I hope he’s right. There are plenty of reasons to think advisors whose only job is giving advice are grabbing market share from wirehouse brokers and others whose primary job is selling product, though I’ve never seen any credible data proving the point.

Certainly, Schwab Institutional’s growth over the past 20 years of serving RIAs is impressive (RIA assets custodied there stood at $581 billion as of the end of the third quarter), and Fidelity Institutional Wealth Services reported in mid-November that it had crossed the $300 billion mark in advisor assets. You shouldn’t sneeze at TD Ameritrade (at least it never merged with the now very troubled E*Trade). Moreover, with Mark Tibergien at the helm of Pershing Advisor Solutions, it’s a safe bet that custodian will be making some serious forays into its competition’s market share.

To get some authoritative answers to my question, I turned to Barnaby Grist, the soft-, but carefully, spoken Schwab executive in charge of its ATI (advisors transitioning to independence) program. He told me during the recent Schwab Impact show in Las Vegas that his team will bring into the Schwab fold this year a solid 100 such breakaway brokers, with an average $100 million in AUM, about double the rate of last year. Moreover, those who do transition, he said, average 30% growth in AUM in their first year of independence. In the best Missouri fashion (okay, he’s actually from England), Barnaby then invited me to sit in on a Webcast in which a panel of newly minted RIAs showed and told their stories of why and how they had left wirehouseville for the independent life.

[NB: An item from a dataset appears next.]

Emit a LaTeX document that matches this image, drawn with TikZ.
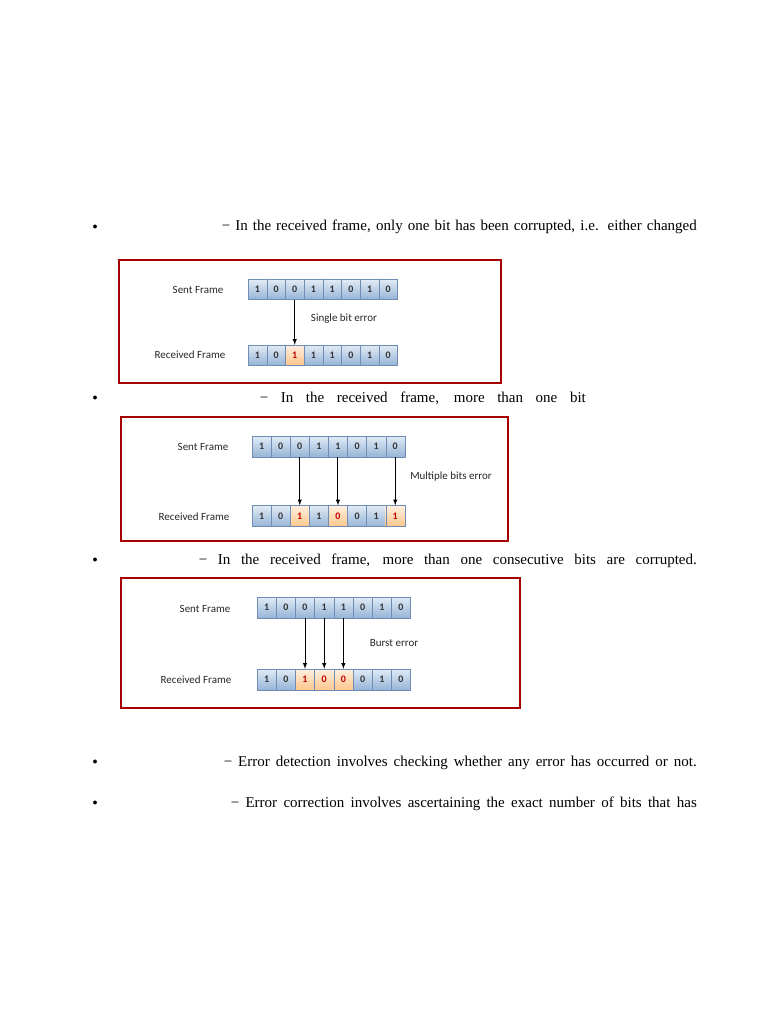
\documentclass[tikz,border=0pt]{standalone}
\usepackage{fontspec}
\setmainfont{Liberation Serif}
\newfontfamily\calib{Carlito}
\definecolor{cellbot}{RGB}{150,180,214}
\definecolor{celltop}{RGB}{225,235,246}
\definecolor{celledge}{RGB}{110,140,180}
\begin{document}
\begin{tikzpicture}[x=1pt,y=-1pt,
 frame/.style={draw=red!65!black,line width=2.2pt},
 cellb/.style={draw=celledge,top color=celltop,bottom color=cellbot,minimum height=20pt,inner sep=0pt,font=\calib\fontsize{10}{10}\selectfont\bfseries,text=black!80},
 cellr/.style={draw=celledge,top color=orange!12,bottom color=orange!45,minimum height=20pt,inner sep=0pt,font=\calib\fontsize{10}{10}\selectfont\bfseries,text=red!75!black},
 lab/.style={font=\calib\fontsize{11}{11}\selectfont,text=black!85},
 arr/.style={-latex,line width=1pt},
 para/.style={font=\fontsize{15}{16}\selectfont,anchor=base east,inner sep=0pt}]
\useasboundingbox (0,0) rectangle (768,1024);
% bullets
\foreach \y/\n in {227/b1,398/b2,560/b3,762/b4,803/b5}
  \node (\n) at (95,\y) {\fontsize{10}{10}\selectfont$\bullet$};
\node[para] (t1) at (697,231) {\makebox[475pt][s]{− In the received frame, only one bit has been corrupted, i.e. either changed}};
\node[para] (t2) at (586,402) {\makebox[326pt][s]{− In the received frame, more than one bit}};
\node[para] (t3) at (697,564) {\makebox[498pt][s]{− In the received frame, more than one consecutive bits are corrupted.}};
\node[para] (t4) at (697,766) {\makebox[473pt][s]{− Error detection involves checking whether any error has occurred or not.}};
\node[para] (t5) at (697,807) {\makebox[466pt][s]{− Error correction involves ascertaining the exact number of bits that has}};
% diagram 1
\draw[frame] (119,260) rectangle (501,383);
\node[lab] (s1) at (198,290) {Sent Frame};
\node[lab] (r1) at (190,355) {Received Frame};
\foreach \v [count=\i] in {1,0,0,1,1,0,1,0}
  \node[cellb,minimum width=18.7pt] (a\i) at (248+18.7*\i-9.35,289.5) {\v};
\foreach \v/\s [count=\i] in {1/cellb,0/cellb,1/cellr,1/cellb,1/cellb,0/cellb,1/cellb,0/cellb}
  \node[\s,minimum width=18.7pt] (ar\i) at (248+18.7*\i-9.35,355) {\v};
\draw[arr] (a3.south) -- (ar3.north);
\node[lab] (e1) at (344,319) {Single bit error};
% diagram 2
\draw[frame] (121,417) rectangle (508,541);
\node[lab] (s2) at (203,447) {Sent Frame};
\node[lab] (r2) at (194,517) {Received Frame};
\foreach \v [count=\i] in {1,0,0,1,1,0,1,0}
  \node[cellb,minimum width=19.1pt,minimum height=21pt] (b\i) at (252+19.1*\i-9.55,446.5) {\v};
\foreach \v/\s [count=\i] in {1/cellb,0/cellb,1/cellr,1/cellb,0/cellr,0/cellb,1/cellb,1/cellr}
  \node[\s,minimum width=19.1pt,minimum height=21pt] (br\i) at (252+19.1*\i-9.55,516) {\v};
\foreach \i in {3,5,8} \draw[arr] (b\i.south) -- (br\i.north);
\node[lab,fill=white,inner sep=1pt] (e2) at (451,477) {Multiple bits error};
% diagram 3
\draw[frame] (121,578) rectangle (520,708);
\node[lab] (s3) at (205,609) {Sent Frame};
\node[lab] (r3) at (196,680) {Received Frame};
\foreach \v [count=\i] in {1,0,0,1,1,0,1,0}
  \node[cellb,minimum width=19.2pt,minimum height=21pt] (c\i) at (257+19.2*\i-9.6,607.5) {\v};
\foreach \v/\s [count=\i] in {1/cellb,0/cellb,1/cellr,0/cellr,0/cellr,0/cellb,1/cellb,0/cellb}
  \node[\s,minimum width=19.2pt,minimum height=21pt] (cr\i) at (257+19.2*\i-9.6,679.5) {\v};
\foreach \i in {3,4,5} \draw[arr] (c\i.south) -- (cr\i.north);
\node[lab] (e3) at (394,643) {Burst error};
\end{tikzpicture}
\end{document}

What struck me the most during the session was the reported reaction of the great majority of these ATIs’ clients when their advisors broke the news of their depature from Mother Merrill or wherever else they fled from. It seems that many of said clients could identify with their erstwhile brokers’ desire to go independent, to build their own firms and legacies, since so many of them had taken the same step: building their own companies. They were more than happy to vote–with their assets–for an advisor who was willing to take that same step.